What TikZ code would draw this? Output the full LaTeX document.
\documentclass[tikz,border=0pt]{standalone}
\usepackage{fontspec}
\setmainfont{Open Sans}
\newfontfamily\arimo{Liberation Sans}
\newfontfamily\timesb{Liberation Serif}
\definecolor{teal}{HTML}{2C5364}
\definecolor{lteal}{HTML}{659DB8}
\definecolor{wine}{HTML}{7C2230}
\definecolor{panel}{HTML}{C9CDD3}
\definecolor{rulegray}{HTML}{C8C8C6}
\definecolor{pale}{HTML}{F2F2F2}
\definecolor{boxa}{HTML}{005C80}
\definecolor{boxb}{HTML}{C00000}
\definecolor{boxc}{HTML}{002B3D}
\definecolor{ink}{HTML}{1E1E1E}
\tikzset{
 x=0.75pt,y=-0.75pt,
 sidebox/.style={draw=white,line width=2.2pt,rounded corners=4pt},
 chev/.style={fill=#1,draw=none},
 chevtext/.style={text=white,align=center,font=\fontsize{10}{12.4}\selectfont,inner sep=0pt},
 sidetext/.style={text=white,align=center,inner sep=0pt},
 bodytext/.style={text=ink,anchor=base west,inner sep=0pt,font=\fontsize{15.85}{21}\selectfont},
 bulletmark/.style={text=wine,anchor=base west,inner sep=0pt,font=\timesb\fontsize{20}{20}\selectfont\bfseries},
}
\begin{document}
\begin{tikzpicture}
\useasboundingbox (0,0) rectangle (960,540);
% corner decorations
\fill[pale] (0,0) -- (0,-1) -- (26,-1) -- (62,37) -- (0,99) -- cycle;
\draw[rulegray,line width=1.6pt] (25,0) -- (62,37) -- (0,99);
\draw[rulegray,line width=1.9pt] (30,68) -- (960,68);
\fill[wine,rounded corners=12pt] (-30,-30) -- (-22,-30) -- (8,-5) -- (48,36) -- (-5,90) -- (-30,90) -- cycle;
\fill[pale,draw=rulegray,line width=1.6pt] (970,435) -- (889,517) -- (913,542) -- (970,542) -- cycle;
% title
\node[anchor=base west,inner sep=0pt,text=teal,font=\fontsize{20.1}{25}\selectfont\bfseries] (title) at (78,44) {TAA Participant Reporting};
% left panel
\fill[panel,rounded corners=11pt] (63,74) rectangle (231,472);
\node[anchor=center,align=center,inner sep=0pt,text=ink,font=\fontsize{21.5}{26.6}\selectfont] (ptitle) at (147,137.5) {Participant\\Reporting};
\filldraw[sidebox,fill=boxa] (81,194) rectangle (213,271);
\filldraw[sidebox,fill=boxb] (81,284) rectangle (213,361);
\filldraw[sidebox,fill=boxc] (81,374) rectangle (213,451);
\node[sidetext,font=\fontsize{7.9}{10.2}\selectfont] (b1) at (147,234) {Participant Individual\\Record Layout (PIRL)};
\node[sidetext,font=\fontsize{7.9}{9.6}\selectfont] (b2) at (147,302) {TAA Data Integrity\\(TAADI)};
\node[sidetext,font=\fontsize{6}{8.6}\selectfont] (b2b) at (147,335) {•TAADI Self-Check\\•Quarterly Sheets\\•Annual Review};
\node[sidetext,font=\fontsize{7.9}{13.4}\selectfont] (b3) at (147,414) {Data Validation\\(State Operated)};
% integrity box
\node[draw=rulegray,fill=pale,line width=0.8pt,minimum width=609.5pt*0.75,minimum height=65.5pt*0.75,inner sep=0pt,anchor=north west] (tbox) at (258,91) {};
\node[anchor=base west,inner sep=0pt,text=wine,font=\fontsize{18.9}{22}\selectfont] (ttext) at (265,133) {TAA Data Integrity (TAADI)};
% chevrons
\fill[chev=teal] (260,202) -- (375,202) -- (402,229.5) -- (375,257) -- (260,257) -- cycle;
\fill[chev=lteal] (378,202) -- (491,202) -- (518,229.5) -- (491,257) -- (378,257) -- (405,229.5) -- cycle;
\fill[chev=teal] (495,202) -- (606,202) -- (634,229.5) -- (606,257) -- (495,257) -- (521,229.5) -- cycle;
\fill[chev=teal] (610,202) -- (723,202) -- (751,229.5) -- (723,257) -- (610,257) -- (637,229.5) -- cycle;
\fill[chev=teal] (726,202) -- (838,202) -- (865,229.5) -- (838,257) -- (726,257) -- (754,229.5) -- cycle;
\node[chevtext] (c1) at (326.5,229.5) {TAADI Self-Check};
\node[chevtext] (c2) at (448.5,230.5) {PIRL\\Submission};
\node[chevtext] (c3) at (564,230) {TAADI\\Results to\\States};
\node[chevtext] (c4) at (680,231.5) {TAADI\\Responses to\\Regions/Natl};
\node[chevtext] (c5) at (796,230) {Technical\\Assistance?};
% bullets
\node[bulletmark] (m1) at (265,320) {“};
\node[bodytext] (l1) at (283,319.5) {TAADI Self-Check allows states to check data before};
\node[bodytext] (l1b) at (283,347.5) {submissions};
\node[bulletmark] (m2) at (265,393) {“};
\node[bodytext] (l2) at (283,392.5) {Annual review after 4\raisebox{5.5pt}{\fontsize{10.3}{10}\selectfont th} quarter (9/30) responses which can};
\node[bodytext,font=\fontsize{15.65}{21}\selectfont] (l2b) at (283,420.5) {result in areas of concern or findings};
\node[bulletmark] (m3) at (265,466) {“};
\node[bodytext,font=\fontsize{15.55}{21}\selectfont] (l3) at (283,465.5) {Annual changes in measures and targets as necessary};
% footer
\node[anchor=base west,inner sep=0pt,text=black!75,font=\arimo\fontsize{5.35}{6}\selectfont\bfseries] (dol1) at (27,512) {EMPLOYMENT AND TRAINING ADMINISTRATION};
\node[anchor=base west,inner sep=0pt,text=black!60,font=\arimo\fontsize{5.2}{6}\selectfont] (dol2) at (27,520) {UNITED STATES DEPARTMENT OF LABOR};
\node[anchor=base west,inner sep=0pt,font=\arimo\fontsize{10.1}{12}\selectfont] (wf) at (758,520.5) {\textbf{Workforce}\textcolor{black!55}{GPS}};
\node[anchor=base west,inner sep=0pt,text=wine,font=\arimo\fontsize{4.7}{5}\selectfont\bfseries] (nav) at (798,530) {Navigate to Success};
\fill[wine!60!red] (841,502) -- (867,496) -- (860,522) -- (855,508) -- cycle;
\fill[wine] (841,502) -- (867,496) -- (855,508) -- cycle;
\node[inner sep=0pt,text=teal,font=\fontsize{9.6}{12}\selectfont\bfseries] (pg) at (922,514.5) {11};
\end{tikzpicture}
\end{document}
━━━
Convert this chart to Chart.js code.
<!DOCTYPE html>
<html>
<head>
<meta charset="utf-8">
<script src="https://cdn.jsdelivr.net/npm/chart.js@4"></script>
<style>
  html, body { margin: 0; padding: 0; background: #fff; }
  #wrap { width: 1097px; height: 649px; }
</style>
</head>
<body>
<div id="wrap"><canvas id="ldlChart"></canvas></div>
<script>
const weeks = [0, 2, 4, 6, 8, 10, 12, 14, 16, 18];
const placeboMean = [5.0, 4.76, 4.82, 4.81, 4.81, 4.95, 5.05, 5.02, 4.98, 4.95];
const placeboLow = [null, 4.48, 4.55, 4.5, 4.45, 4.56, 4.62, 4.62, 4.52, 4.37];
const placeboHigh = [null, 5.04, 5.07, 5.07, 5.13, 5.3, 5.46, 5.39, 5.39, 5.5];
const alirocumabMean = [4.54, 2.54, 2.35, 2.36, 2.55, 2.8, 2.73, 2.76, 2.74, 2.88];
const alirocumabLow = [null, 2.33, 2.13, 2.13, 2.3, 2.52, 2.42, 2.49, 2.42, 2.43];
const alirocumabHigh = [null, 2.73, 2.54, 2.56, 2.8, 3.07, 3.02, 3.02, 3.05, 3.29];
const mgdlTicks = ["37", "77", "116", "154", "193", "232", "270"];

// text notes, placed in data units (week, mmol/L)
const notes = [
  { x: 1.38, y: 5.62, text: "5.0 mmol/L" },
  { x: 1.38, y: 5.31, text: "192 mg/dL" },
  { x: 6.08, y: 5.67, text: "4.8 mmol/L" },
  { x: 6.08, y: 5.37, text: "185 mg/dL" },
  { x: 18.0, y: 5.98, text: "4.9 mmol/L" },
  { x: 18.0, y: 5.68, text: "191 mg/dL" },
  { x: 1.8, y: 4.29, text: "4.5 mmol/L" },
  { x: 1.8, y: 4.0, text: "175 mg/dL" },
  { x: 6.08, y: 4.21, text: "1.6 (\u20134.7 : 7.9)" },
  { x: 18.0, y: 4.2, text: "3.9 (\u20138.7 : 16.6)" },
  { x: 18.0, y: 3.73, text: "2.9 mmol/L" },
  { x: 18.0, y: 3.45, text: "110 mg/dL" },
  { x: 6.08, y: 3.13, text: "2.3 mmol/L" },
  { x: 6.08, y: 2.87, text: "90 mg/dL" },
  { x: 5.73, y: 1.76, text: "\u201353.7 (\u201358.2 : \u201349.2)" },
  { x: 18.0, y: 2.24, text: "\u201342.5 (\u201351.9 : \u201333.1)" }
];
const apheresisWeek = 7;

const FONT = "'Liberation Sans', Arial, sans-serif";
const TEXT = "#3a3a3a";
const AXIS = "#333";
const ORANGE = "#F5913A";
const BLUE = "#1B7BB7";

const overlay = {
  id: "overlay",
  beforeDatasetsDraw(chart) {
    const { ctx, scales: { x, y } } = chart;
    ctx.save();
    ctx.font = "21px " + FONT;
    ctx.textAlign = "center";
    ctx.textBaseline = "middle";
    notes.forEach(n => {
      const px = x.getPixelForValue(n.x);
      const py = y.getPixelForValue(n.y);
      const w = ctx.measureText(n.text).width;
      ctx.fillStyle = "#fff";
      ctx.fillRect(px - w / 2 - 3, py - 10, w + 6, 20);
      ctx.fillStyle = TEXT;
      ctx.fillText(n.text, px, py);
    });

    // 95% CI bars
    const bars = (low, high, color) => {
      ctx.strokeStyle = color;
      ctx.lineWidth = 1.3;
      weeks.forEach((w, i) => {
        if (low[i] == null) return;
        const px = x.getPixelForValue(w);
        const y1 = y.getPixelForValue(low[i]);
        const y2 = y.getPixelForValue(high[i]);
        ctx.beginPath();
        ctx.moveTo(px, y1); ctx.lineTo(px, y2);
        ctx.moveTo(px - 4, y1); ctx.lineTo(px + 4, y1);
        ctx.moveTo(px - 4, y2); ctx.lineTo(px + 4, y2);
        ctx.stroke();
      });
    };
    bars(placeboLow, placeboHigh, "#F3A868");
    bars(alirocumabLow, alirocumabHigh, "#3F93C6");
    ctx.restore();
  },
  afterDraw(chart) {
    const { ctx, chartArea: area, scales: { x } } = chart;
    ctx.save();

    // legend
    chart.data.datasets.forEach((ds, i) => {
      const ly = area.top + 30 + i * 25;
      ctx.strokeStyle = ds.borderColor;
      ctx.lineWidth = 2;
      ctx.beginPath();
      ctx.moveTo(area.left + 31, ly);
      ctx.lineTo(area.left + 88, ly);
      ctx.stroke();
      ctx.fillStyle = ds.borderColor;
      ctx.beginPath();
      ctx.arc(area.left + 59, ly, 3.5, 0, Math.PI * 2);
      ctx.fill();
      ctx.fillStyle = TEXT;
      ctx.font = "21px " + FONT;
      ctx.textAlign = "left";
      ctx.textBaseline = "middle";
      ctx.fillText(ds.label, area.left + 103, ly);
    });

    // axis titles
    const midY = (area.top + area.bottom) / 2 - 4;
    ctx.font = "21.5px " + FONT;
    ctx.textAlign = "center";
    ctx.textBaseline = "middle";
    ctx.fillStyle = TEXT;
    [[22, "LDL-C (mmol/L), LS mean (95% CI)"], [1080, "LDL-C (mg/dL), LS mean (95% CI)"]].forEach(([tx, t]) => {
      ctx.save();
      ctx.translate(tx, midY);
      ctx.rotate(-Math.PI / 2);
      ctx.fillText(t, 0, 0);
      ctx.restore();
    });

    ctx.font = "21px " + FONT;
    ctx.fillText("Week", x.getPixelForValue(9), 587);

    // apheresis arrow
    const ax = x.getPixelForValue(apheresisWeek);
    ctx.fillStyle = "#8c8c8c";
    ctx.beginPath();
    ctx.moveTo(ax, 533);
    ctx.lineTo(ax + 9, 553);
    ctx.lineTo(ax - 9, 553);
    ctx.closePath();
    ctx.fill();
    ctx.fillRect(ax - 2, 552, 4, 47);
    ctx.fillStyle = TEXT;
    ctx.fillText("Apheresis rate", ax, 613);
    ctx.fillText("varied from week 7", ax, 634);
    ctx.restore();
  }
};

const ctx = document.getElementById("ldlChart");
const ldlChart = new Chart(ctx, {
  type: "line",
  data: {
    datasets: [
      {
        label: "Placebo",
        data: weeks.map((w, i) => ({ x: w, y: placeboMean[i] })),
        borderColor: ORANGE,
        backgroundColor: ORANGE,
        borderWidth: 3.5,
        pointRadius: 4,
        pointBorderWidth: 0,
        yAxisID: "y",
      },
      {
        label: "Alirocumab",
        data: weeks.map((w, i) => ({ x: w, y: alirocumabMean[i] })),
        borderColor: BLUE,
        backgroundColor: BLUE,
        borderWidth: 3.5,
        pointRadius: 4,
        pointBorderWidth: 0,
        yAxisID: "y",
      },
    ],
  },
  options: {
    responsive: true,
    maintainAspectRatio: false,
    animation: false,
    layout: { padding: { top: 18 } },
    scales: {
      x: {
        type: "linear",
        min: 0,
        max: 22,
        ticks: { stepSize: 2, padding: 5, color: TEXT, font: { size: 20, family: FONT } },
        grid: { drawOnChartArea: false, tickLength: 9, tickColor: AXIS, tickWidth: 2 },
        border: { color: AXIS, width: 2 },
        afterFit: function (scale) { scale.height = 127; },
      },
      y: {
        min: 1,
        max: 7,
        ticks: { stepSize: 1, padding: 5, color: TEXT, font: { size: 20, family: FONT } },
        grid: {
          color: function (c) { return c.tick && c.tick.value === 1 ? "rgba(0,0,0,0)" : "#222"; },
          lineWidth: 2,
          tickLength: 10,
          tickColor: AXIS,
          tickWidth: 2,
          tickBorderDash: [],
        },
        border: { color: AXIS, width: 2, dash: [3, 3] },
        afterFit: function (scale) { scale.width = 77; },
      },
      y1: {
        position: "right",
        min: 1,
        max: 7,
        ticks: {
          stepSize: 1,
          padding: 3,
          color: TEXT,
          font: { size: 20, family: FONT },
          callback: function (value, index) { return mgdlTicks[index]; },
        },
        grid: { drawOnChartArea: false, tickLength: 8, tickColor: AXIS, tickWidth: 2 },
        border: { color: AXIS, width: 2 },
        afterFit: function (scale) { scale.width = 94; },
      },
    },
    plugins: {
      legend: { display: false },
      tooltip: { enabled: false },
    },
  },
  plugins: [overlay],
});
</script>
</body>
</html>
━━━
The request – Reply with only the number of lines in the material above where the string "this" appears.

Finished answer – 2